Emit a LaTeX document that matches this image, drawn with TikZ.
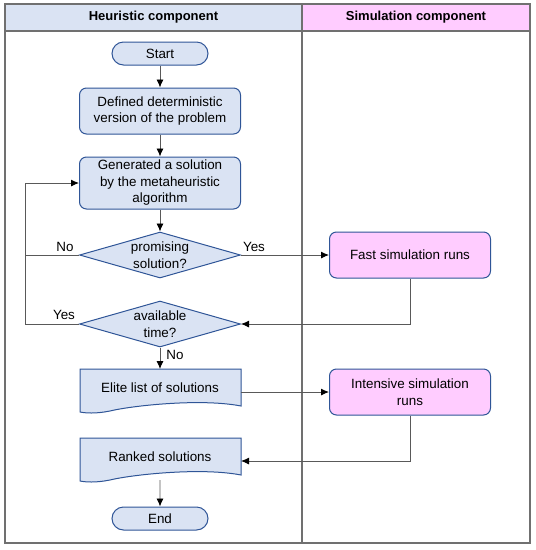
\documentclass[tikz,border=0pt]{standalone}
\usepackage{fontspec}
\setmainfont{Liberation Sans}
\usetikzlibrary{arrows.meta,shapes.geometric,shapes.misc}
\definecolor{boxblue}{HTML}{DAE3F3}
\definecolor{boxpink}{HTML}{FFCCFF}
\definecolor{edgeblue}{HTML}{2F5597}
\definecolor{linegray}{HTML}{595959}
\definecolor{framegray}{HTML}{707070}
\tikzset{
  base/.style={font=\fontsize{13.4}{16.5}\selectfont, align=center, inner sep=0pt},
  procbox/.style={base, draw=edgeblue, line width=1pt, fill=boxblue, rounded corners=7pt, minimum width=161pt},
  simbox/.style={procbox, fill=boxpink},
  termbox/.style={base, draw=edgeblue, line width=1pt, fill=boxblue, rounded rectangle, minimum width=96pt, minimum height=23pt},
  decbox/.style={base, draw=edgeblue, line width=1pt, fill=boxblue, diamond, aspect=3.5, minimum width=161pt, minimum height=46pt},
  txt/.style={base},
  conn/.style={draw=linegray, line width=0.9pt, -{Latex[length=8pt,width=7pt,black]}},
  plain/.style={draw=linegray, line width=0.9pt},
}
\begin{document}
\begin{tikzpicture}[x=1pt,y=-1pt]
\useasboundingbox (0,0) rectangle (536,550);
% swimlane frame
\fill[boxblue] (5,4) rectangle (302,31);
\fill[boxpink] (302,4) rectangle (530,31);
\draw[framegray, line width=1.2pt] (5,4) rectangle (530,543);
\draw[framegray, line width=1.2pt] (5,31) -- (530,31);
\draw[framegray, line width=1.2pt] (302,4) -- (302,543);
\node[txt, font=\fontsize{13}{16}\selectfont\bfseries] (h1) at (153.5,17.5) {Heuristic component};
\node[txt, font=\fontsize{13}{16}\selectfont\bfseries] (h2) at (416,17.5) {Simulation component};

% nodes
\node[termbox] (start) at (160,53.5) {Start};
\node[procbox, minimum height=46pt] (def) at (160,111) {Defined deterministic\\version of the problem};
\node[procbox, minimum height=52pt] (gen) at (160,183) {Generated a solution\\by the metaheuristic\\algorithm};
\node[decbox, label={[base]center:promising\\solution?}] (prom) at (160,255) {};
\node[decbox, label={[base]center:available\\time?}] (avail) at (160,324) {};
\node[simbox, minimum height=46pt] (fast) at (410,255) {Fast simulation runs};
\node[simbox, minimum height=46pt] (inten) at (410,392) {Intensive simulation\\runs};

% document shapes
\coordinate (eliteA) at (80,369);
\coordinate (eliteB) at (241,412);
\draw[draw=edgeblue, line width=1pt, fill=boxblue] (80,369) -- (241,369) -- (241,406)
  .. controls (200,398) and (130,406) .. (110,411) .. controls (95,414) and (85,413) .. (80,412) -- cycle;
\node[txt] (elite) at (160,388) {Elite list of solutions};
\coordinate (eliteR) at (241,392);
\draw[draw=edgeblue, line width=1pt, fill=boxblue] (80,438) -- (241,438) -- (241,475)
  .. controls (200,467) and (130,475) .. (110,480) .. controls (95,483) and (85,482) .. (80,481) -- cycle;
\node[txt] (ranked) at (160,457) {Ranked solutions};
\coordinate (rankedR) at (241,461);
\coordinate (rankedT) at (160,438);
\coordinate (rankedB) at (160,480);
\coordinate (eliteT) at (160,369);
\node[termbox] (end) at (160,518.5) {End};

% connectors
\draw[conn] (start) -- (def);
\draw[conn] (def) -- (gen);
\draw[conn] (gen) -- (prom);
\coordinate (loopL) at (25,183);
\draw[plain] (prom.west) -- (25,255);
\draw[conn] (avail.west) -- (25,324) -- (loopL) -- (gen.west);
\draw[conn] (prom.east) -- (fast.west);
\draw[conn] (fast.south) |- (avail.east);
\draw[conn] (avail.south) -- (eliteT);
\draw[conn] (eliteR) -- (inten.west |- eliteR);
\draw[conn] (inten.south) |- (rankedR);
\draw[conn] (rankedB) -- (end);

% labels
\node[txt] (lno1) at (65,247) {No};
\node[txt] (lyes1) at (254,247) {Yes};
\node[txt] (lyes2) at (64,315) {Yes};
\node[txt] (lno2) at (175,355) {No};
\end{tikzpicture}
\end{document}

________________________

Print, exactly as written, the lines above from the first one to the one containing "(h2) at (416,17.5)". Leave out pictures.

**The response:**
Emit a LaTeX document that matches this image, drawn with TikZ.
\documentclass[tikz,border=0pt]{standalone}
\usepackage{fontspec}
\setmainfont{Liberation Sans}
\usetikzlibrary{arrows.meta,shapes.geometric,shapes.misc}
\definecolor{boxblue}{HTML}{DAE3F3}
\definecolor{boxpink}{HTML}{FFCCFF}
\definecolor{edgeblue}{HTML}{2F5597}
\definecolor{linegray}{HTML}{595959}
\definecolor{framegray}{HTML}{707070}
\tikzset{
  base/.style={font=\fontsize{13.4}{16.5}\selectfont, align=center, inner sep=0pt},
  procbox/.style={base, draw=edgeblue, line width=1pt, fill=boxblue, rounded corners=7pt, minimum width=161pt},
  simbox/.style={procbox, fill=boxpink},
  termbox/.style={base, draw=edgeblue, line width=1pt, fill=boxblue, rounded rectangle, minimum width=96pt, minimum height=23pt},
  decbox/.style={base, draw=edgeblue, line width=1pt, fill=boxblue, diamond, aspect=3.5, minimum width=161pt, minimum height=46pt},
  txt/.style={base},
  conn/.style={draw=linegray, line width=0.9pt, -{Latex[length=8pt,width=7pt,black]}},
  plain/.style={draw=linegray, line width=0.9pt},
}
\begin{document}
\begin{tikzpicture}[x=1pt,y=-1pt]
\useasboundingbox (0,0) rectangle (536,550);
% swimlane frame
\fill[boxblue] (5,4) rectangle (302,31);
\fill[boxpink] (302,4) rectangle (530,31);
\draw[framegray, line width=1.2pt] (5,4) rectangle (530,543);
\draw[framegray, line width=1.2pt] (5,31) -- (530,31);
\draw[framegray, line width=1.2pt] (302,4) -- (302,543);
\node[txt, font=\fontsize{13}{16}\selectfont\bfseries] (h1) at (153.5,17.5) {Heuristic component};
\node[txt, font=\fontsize{13}{16}\selectfont\bfseries] (h2) at (416,17.5) {Simulation component};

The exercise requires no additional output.